Je caresse un projet depuis un moment déjà, celui de partager ma situation qui, j'en suis certain, est vécu par un grand nombre de pères dans notre société. Les séparations sont monnaie courante mais peu de parents partagent (surtout les pères!) les nombreuses difficultés qui se dressent devant leur état. Peu de littérature, pas grand chose à se mettre sous la dent ormis les spécialistes avec leur jargon pédagogique finalement assez loin de la réalité. De la mienne en tout cas et de plusieurs d'entre vous, j'en suis convaincu. Ce projet d'écriture et de partage porte un titre. Il m'est venu presque au début de ma réflexion et m'apparaît comme la source de mon désir de faire part de mon expérience: Le Silence
Silence. Pour moi, cela résume bien ce qu'on voudrait de la part de beaucoup de pères au Québec...Silencieux. On les voudrait silencieux, comme si l'éducation des enfants était une chose réservée aux femmes, une chasse gardée. Je me demande jusqu'à quel point ce n'est pas un prétexte pour justifier une certaine tyranie, un pouvoir exercé sur le "mâle" pour l'exclure des décisions qui pourraient changer le destin de leur progéniture. On nous a souvent rabâché les oreilles avec l'importance de découvrir notre côté féminin, de le cultiver. Encore faut-il nous donner l'occasion de le mettre en valeur...Mais la société est-elle prête pour cela? Le mouvement féministe a, dieu soit loué, permis certaines avancés pour les femmes (il reste encore beaucoup de choses à réaliser) avec des réactions de défenses de la part de beaucoup d'hommes mais on entend peu parler de l'inverse il faut dire!
Le sentiment d'insécurité des d'hommes (pas tous!) face au mouvement féministe, ce sentiment de perte d'identité serait-il également à l'oeuvre dans le cas contraire? La volonté de plusieurs hommes de vouloir prendre en main (en partie) l'éducation de leurs enfants, de s'investir, si ce n'est en temps du moins en qualité, serait-elle encore et après tout pas vraiment accepté et même suspecte à plusieurs égards?

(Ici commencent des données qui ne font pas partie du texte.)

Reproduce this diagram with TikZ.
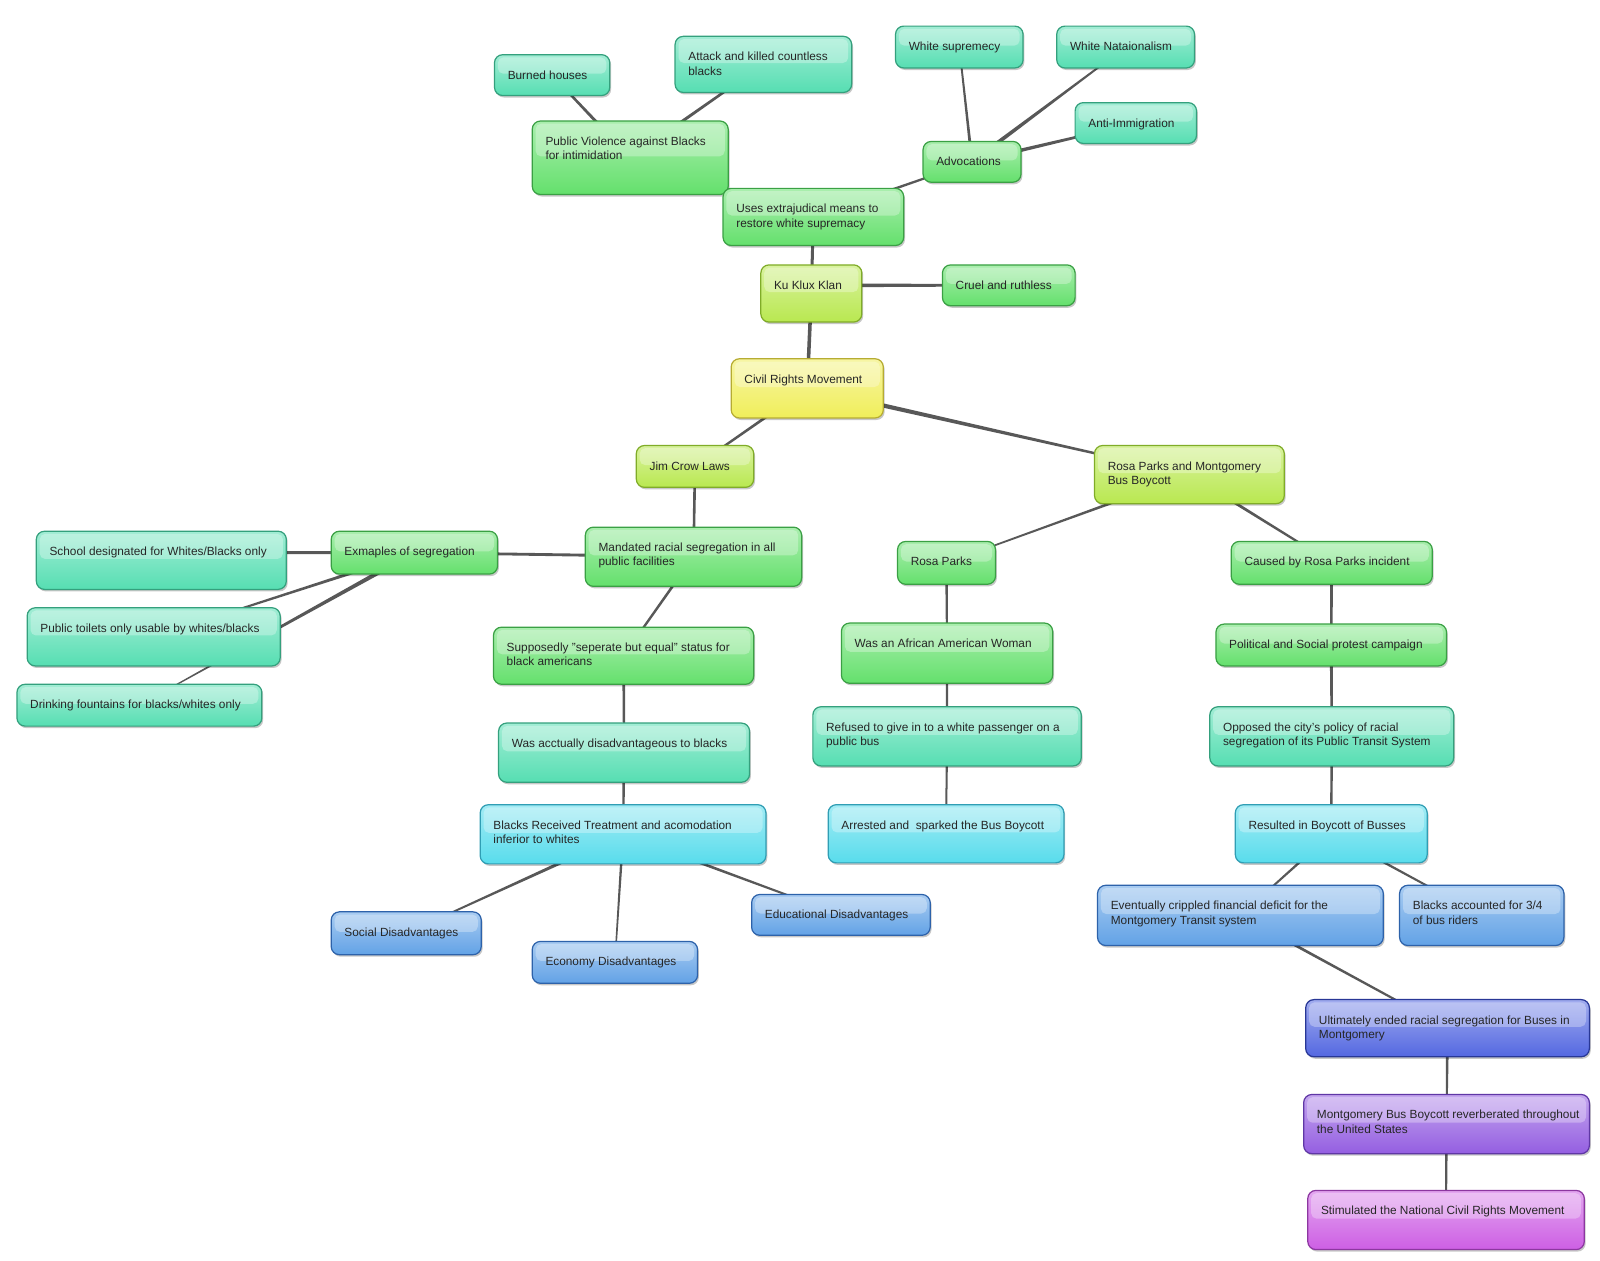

C'est donc avec ce projet de longue haleine, Le Silence, que je tenterai de mettre au jour différentes facettes, problèmes, blessures, joies, rapports de force, auxquels plusieurs d'entre nous font face quotidiennement dans cette aventure qu'est l'éducation dans un contexte de garde partagée (qui devrait être vu comme un projet commun, ce qui n'est pas souvent le cas).
Je me donne plusieurs années pour compléter mes observations. Celles-ci ont commencé il y a maintenant 4 ans (+ ou -) suite à un "clash" (j'y reviendrai) qui m'a ouvert les yeux sur une situation vécue qui mérite mieux que ce silence dans lequel on voudrait nous tenir et qui fait l'affaire de beaucoup trop de gens. Dans le meilleur des cas, un livre sera édité lorsque mes enfants auront 18 ans. Elles en ont 11 maintenant. Projet de longue haleine vous dis-je.
Pourquoi en parler maintenant?
Suite à un appel d'un ami me brossant sa situation similaire à la mienne et devinant sa souffrance au travers de son silence, de non-dits, j'ai décidé de mettre mon projet, mon intention, publique. Voilà, c'est fait.
Non, tu n'es pas seul mon ami.
Ce silence qui s'accompagne de souffrance, je l'ai trop vu dans ma jeunesse où des hommes en apparence aphones, pris pour des banques ou uniquement pour des pourvoyeurs n'avaient pas droit ou étaient mal venus (et souvent cela faisait leur affaire peut-être...mais pas sûr!) d'interférer dans la merveilleuse tâche de rendre leurs enfants libres. Bien éduqués quoi.
On ne construit pas une société sur du silence, surtout si celui-ci renferme une part de souffrance.